**TASK REQUIREMENTS:** Without the pictures, copy the entries below word for word.

**DATA FOR THIS EXERCISE:**

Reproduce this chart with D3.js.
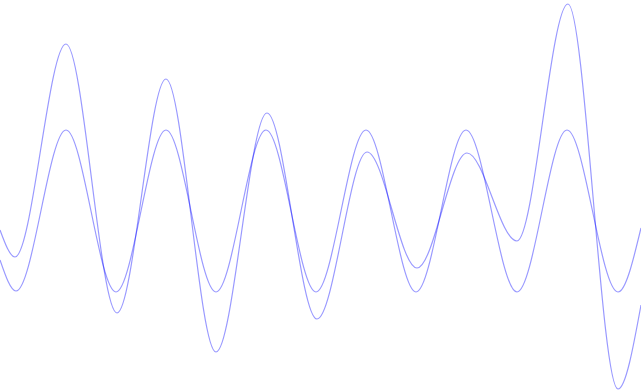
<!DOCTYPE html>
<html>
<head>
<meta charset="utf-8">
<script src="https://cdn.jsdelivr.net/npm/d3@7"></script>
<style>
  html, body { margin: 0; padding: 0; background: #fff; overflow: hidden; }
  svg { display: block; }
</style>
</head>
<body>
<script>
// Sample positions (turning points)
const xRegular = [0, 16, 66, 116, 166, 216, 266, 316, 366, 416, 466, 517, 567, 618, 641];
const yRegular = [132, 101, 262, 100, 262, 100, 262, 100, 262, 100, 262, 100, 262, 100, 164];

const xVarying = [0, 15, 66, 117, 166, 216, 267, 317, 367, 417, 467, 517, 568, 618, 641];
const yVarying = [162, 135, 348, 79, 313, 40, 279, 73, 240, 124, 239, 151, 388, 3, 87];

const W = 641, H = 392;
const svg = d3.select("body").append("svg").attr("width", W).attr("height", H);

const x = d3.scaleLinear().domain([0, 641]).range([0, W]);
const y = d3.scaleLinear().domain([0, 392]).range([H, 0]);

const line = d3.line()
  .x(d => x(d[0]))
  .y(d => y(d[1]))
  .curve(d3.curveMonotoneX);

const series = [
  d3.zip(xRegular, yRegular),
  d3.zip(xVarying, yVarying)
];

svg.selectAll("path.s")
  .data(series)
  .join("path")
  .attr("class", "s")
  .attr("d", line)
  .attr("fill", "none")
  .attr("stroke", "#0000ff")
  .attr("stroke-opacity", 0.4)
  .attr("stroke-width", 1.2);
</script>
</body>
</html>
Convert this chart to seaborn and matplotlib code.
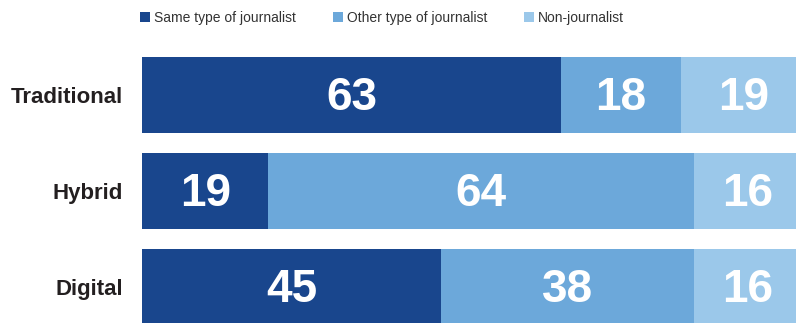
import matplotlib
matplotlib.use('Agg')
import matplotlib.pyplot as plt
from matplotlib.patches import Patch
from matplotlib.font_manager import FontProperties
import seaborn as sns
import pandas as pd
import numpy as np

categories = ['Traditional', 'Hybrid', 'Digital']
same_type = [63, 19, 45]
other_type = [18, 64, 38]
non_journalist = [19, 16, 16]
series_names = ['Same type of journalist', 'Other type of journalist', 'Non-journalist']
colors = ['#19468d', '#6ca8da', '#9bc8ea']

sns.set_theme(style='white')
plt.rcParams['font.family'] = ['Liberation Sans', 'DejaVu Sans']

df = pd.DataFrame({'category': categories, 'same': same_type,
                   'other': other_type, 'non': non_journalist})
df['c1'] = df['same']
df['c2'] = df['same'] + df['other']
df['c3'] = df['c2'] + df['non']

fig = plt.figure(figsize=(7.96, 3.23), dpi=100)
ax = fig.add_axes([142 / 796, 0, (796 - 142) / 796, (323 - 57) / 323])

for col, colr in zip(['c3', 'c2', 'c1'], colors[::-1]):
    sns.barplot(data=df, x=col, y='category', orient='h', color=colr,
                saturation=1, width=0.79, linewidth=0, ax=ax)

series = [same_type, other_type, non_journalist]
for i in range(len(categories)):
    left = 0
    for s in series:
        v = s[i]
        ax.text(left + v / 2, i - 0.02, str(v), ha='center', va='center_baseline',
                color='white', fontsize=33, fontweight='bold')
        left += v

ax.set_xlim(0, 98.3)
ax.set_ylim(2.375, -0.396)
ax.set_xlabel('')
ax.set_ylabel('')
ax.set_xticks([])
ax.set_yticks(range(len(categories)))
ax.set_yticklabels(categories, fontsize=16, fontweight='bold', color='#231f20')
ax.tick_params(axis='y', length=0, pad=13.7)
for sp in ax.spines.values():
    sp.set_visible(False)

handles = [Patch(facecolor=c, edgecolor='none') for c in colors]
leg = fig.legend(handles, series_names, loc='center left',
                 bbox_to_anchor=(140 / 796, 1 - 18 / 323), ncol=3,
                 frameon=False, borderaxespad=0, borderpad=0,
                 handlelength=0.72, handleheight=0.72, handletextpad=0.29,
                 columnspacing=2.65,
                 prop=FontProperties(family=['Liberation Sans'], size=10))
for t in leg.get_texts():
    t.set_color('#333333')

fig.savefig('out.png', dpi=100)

**RESULT OF THE TASK:**
Reproduce this chart with D3.js.
<!DOCTYPE html>
<html>
<head>
<meta charset="utf-8">
<script src="https://cdn.jsdelivr.net/npm/d3@7"></script>
<style>
  html, body { margin: 0; padding: 0; background: #fff; overflow: hidden; }
  svg { display: block; }
</style>
</head>
<body>
<script>
// Sample positions (turning points)
const xRegular = [0, 16, 66, 116, 166, 216, 266, 316, 366, 416, 466, 517, 567, 618, 641];
const yRegular = [132, 101, 262, 100, 262, 100, 262, 100, 262, 100, 262, 100, 262, 100, 164];

const xVarying = [0, 15, 66, 117, 166, 216, 267, 317, 367, 417, 467, 517, 568, 618, 641];
const yVarying = [162, 135, 348, 79, 313, 40, 279, 73, 240, 124, 239, 151, 388, 3, 87];

const W = 641, H = 392;
const svg = d3.select("body").append("svg").attr("width", W).attr("height", H);

const x = d3.scaleLinear().domain([0, 641]).range([0, W]);
const y = d3.scaleLinear().domain([0, 392]).range([H, 0]);

const line = d3.line()
  .x(d => x(d[0]))
  .y(d => y(d[1]))
  .curve(d3.curveMonotoneX);

const series = [
  d3.zip(xRegular, yRegular),
  d3.zip(xVarying, yVarying)
];

svg.selectAll("path.s")
  .data(series)
  .join("path")
  .attr("class", "s")
  .attr("d", line)
  .attr("fill", "none")
  .attr("stroke", "#0000ff")
  .attr("stroke-opacity", 0.4)
  .attr("stroke-width", 1.2);
</script>
</body>
</html>
Convert this chart to seaborn and matplotlib code.
import matplotlib
matplotlib.use('Agg')
import matplotlib.pyplot as plt
from matplotlib.patches import Patch
from matplotlib.font_manager import FontProperties
import seaborn as sns
import pandas as pd
import numpy as np

categories = ['Traditional', 'Hybrid', 'Digital']
same_type = [63, 19, 45]
other_type = [18, 64, 38]
non_journalist = [19, 16, 16]
series_names = ['Same type of journalist', 'Other type of journalist', 'Non-journalist']
colors = ['#19468d', '#6ca8da', '#9bc8ea']

sns.set_theme(style='white')
plt.rcParams['font.family'] = ['Liberation Sans', 'DejaVu Sans']

df = pd.DataFrame({'category': categories, 'same': same_type,
                   'other': other_type, 'non': non_journalist})
df['c1'] = df['same']
df['c2'] = df['same'] + df['other']
df['c3'] = df['c2'] + df['non']

fig = plt.figure(figsize=(7.96, 3.23), dpi=100)
ax = fig.add_axes([142 / 796, 0, (796 - 142) / 796, (323 - 57) / 323])

for col, colr in zip(['c3', 'c2', 'c1'], colors[::-1]):
    sns.barplot(data=df, x=col, y='category', orient='h', color=colr,
                saturation=1, width=0.79, linewidth=0, ax=ax)

series = [same_type, other_type, non_journalist]
for i in range(len(categories)):
    left = 0
    for s in series:
        v = s[i]
        ax.text(left + v / 2, i - 0.02, str(v), ha='center', va='center_baseline',
                color='white', fontsize=33, fontweight='bold')
        left += v

ax.set_xlim(0, 98.3)
ax.set_ylim(2.375, -0.396)
ax.set_xlabel('')
ax.set_ylabel('')
ax.set_xticks([])
ax.set_yticks(range(len(categories)))
ax.set_yticklabels(categories, fontsize=16, fontweight='bold', color='#231f20')
ax.tick_params(axis='y', length=0, pad=13.7)
for sp in ax.spines.values():
    sp.set_visible(False)

handles = [Patch(facecolor=c, edgecolor='none') for c in colors]
leg = fig.legend(handles, series_names, loc='center left',
                 bbox_to_anchor=(140 / 796, 1 - 18 / 323), ncol=3,
                 frameon=False, borderaxespad=0, borderpad=0,
                 handlelength=0.72, handleheight=0.72, handletextpad=0.29,
                 columnspacing=2.65,
                 prop=FontProperties(family=['Liberation Sans'], size=10))
for t in leg.get_texts():
    t.set_color('#333333')

fig.savefig('out.png', dpi=100)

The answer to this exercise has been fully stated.